>> start DATA PROVIDED

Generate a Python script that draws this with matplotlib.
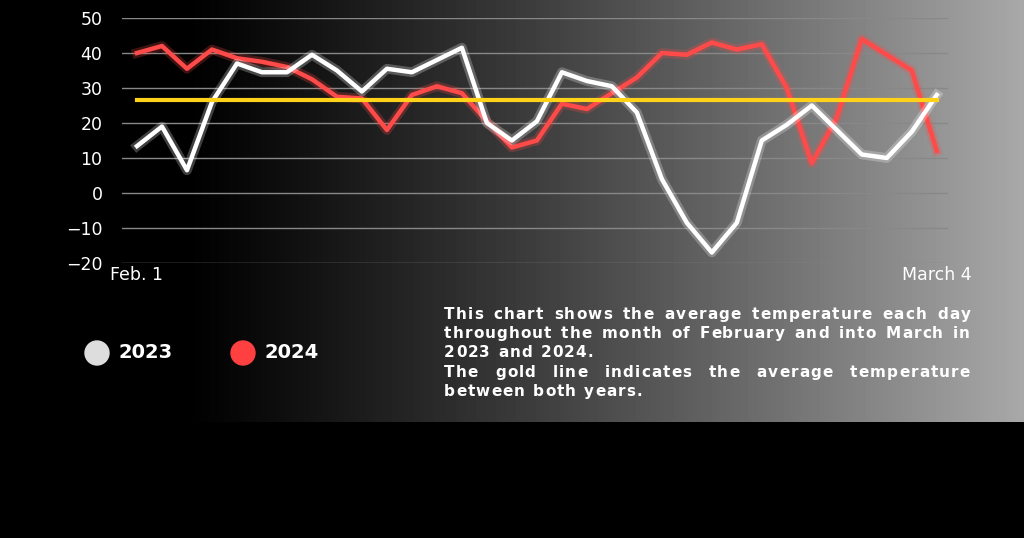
import numpy as np
import matplotlib.pyplot as plt
import matplotlib.patheffects as pe
from matplotlib.patches import Ellipse

days = np.arange(33)
temp_2023 = [13.4, 19, 6.5, 26, 37, 34.5, 34.5, 39.5, 35, 29, 35.5, 34.5, 38, 41.5, 20, 15, 20.5,
             34.5, 32, 30.5, 23, 4, -8.5, -17, -8.5, 15, 19.5, 25, 18, 11, 10, 17.5, 28]
temp_2024 = [40, 42, 35.5, 41, 38.5, 37.5, 36, 32.5, 27.5, 27, 18, 28, 30.5, 28.5, 20.5, 13, 15,
             25.5, 24, 28.5, 33, 40, 39.5, 43, 41, 42.5, 30, 8.5, 21.5, 44, 39.5, 35, 12]
avg_temp = 26.5
yticks = [-20, -10, 0, 10, 20, 30, 40, 50]

W, H = 1024, 538
fig = plt.figure(figsize=(W / 100, H / 100), dpi=100, facecolor='black')

# gradient background on the top band
bg = fig.add_axes([0, 1 - 422 / H, 1, 422 / H])
xs = np.linspace(0, 1, 512)
vals = np.clip((xs - 0.18) / 0.82, 0, 1) ** 1.15 * 0.66
bg.imshow(np.tile(vals, (2, 1)), cmap='gray', vmin=0, vmax=1, aspect='auto', extent=[0, 1, 0, 1])
bg.axis('off')

ax = fig.add_axes([122 / W, 1 - 263 / H, (948 - 122) / W, 245 / H])
ax.patch.set_alpha(0)
ax.set_ylim(-20, 50)
ax.set_xlim(-0.6, 32.45)
for y in yticks:
    ax.axhline(y, color='#888888', lw=1, zorder=1)

ax.plot(days, temp_2024, color='#ff4a4a', lw=3.2, zorder=3,
        path_effects=[pe.Stroke(linewidth=7, alpha=0.25, foreground='#ff4a4a'), pe.Normal()])
ax.plot(days, temp_2023, color='white', lw=3.2, zorder=4,
        path_effects=[pe.Stroke(linewidth=7, alpha=0.25, foreground='white'), pe.Normal()])
ax.plot([0, 32], [avg_temp, avg_temp], color='#ffd21a', lw=3, zorder=5)

ax.set_yticks(yticks)
ax.set_yticklabels([str(t).replace('-', '\u2212') for t in yticks], color='white', fontsize=12.5)
ax.tick_params(axis='y', length=0, pad=14)
ax.set_xticks([])
for s in ax.spines.values():
    s.set_visible(False)
ax.text(0, -23.5, 'Feb. 1', color='white', fontsize=12.5, ha='center', va='center')
ax.text(32, -23.5, 'March 4', color='white', fontsize=12.5, ha='center', va='center')

# legend
for x, col, lab in [(97, '#dddddd', '2023'), (243, '#ff4040', '2024')]:
    fig.add_artist(Ellipse((x / W, 1 - 353 / H), 24 / W, 24 / H, transform=fig.transFigure,
                           color=col))
    fig.text((x + 22) / W, 1 - 353 / H, lab, color='white', fontsize=14, fontweight='bold',
             va='center')

# justified, letter-spaced description text
desc_lines = ["This chart shows the average temperature each day",
              "throughout the month of February and into March in",
              "2023 and 2024.",
              "The gold line indicates the average temperature",
              "between both years."]
justify = [True, True, False, True, False]
left, right, base, step = 444, 970, 319, 19.2
track = 1.1
fs = 11
fig.canvas.draw()
r = fig.canvas.get_renderer()
probe = fig.text(0, 0, '', fontsize=fs, fontweight='bold')


def advance(s):
    # width of s measured between two marker bars, so bearings are kept
    probe.set_text('|' + s + '|')
    w = probe.get_window_extent(r).width
    probe.set_text('||')
    return w - probe.get_window_extent(r).width


for k, (line, jst) in enumerate(zip(desc_lines, justify)):
    y = 1 - (base + k * step) / H
    words = line.split()
    word_w = [advance(w) + track * (len(w) - 1) for w in words]
    gap = (right - left - sum(word_w)) / (len(words) - 1) if jst else 8
    x = left
    for w, ww in zip(words, word_w):
        for i, c in enumerate(w):
            cx = x + advance(w[:i]) + track * i
            fig.text(cx / W, y, c, color='white', fontsize=fs, fontweight='bold', va='baseline')
        x += ww + gap
probe.set_visible(False)

fig.savefig('out.png', dpi=100, facecolor='black')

>> end DATA PROVIDED

Starting at the top of the listing above, please restate word for word each line up to and including the one that holds "from matplotlib.patches import Ellipse", omitting every image.

### WRITTEN RESPONSE
Generate a Python script that draws this with matplotlib.
import numpy as np
import matplotlib.pyplot as plt
import matplotlib.patheffects as pe
from matplotlib.patches import Ellipse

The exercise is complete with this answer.